======== RECORDS FOR THE EXERCISE ========

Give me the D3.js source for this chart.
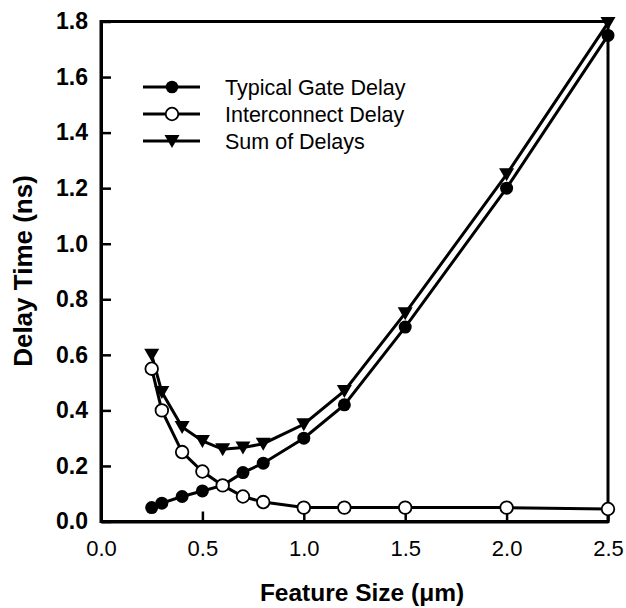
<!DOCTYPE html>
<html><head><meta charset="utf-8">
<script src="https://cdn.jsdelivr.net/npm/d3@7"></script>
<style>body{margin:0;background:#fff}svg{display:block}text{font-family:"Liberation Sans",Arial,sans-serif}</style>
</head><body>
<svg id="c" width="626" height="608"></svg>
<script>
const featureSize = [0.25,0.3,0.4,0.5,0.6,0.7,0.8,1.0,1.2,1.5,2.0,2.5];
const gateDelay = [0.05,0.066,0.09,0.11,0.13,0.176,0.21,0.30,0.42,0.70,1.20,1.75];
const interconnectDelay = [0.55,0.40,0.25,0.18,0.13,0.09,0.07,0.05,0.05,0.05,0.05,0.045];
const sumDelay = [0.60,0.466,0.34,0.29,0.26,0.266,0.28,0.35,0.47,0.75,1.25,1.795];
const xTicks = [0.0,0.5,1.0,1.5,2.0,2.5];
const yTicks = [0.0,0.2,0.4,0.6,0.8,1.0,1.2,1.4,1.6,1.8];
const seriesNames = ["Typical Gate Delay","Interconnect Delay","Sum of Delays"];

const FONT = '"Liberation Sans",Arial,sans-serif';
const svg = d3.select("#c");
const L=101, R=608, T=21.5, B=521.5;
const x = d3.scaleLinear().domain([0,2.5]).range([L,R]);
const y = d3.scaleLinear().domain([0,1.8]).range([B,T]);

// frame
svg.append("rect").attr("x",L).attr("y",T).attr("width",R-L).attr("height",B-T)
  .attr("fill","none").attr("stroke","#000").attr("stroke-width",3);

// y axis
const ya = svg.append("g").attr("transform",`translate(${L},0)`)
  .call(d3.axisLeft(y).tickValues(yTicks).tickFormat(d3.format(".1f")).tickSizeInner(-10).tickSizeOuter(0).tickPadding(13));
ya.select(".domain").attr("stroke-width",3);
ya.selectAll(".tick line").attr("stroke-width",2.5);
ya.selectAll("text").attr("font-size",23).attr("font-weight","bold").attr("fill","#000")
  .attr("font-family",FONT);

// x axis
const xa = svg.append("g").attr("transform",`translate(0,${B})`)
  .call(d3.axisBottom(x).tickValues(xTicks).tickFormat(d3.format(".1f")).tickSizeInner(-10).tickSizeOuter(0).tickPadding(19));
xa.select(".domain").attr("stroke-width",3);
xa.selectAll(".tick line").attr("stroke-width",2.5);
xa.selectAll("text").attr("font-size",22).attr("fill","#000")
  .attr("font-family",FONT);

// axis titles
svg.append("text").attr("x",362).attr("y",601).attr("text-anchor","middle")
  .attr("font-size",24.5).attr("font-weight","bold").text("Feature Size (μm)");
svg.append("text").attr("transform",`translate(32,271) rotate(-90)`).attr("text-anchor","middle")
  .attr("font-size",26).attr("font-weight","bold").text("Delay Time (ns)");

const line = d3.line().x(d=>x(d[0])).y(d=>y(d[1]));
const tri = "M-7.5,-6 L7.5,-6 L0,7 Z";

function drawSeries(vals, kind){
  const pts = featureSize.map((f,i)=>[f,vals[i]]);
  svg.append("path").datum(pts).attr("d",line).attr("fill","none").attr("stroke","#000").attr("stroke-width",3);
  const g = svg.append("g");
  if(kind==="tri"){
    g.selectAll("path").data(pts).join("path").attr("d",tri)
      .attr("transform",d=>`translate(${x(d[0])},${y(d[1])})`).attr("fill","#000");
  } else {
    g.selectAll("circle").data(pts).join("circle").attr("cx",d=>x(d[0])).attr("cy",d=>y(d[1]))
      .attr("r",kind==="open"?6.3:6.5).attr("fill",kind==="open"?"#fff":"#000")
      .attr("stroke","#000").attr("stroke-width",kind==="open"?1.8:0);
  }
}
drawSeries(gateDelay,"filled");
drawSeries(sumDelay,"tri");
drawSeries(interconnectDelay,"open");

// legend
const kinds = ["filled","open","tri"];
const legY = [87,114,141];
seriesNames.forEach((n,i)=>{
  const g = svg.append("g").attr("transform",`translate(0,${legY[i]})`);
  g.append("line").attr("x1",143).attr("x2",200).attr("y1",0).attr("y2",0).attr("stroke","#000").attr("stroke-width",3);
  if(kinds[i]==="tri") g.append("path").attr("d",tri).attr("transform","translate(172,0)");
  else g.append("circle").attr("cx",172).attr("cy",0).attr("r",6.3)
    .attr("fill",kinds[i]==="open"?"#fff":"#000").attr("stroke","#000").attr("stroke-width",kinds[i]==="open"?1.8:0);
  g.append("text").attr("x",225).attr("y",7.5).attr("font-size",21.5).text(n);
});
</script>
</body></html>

========
======== RECORDS FOR THE EXERCISE ========

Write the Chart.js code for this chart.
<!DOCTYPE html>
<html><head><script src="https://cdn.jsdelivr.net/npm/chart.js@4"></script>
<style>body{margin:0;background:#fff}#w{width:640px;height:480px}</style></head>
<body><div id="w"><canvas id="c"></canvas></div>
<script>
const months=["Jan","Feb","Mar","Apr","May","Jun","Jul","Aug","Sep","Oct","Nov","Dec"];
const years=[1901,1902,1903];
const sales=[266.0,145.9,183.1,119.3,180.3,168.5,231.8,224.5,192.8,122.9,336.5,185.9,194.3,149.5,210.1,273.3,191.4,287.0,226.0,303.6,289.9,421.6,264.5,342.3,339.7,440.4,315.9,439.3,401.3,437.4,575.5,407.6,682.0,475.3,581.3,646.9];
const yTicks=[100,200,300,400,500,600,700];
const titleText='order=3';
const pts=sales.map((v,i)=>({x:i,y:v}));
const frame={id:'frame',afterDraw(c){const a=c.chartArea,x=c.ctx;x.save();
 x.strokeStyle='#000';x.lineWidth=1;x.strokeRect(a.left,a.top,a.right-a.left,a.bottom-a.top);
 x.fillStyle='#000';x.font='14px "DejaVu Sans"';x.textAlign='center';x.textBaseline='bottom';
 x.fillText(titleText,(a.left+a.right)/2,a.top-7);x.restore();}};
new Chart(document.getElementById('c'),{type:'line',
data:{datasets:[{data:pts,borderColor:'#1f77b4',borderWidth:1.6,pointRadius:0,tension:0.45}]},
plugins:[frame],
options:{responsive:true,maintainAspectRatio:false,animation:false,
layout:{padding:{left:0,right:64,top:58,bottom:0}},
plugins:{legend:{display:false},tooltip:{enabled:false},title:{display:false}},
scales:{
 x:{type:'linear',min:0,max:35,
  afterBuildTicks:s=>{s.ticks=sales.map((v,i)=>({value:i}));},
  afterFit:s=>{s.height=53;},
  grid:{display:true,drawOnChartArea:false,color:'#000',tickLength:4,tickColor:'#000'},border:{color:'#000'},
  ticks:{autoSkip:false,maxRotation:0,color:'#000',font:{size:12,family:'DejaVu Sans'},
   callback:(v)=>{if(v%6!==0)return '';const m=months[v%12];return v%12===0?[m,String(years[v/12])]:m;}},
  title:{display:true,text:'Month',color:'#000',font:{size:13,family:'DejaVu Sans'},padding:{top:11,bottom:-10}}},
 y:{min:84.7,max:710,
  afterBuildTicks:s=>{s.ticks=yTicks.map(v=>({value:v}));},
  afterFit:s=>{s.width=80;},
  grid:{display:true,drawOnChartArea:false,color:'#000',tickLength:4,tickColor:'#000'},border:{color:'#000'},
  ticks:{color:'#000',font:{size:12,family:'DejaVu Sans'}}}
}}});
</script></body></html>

========

WHAT THE TASK REQUIRES: Where a line above includes "this", copy that line.

CORRECT ANSWER:
Give me the D3.js source for this chart.
Write the Chart.js code for this chart.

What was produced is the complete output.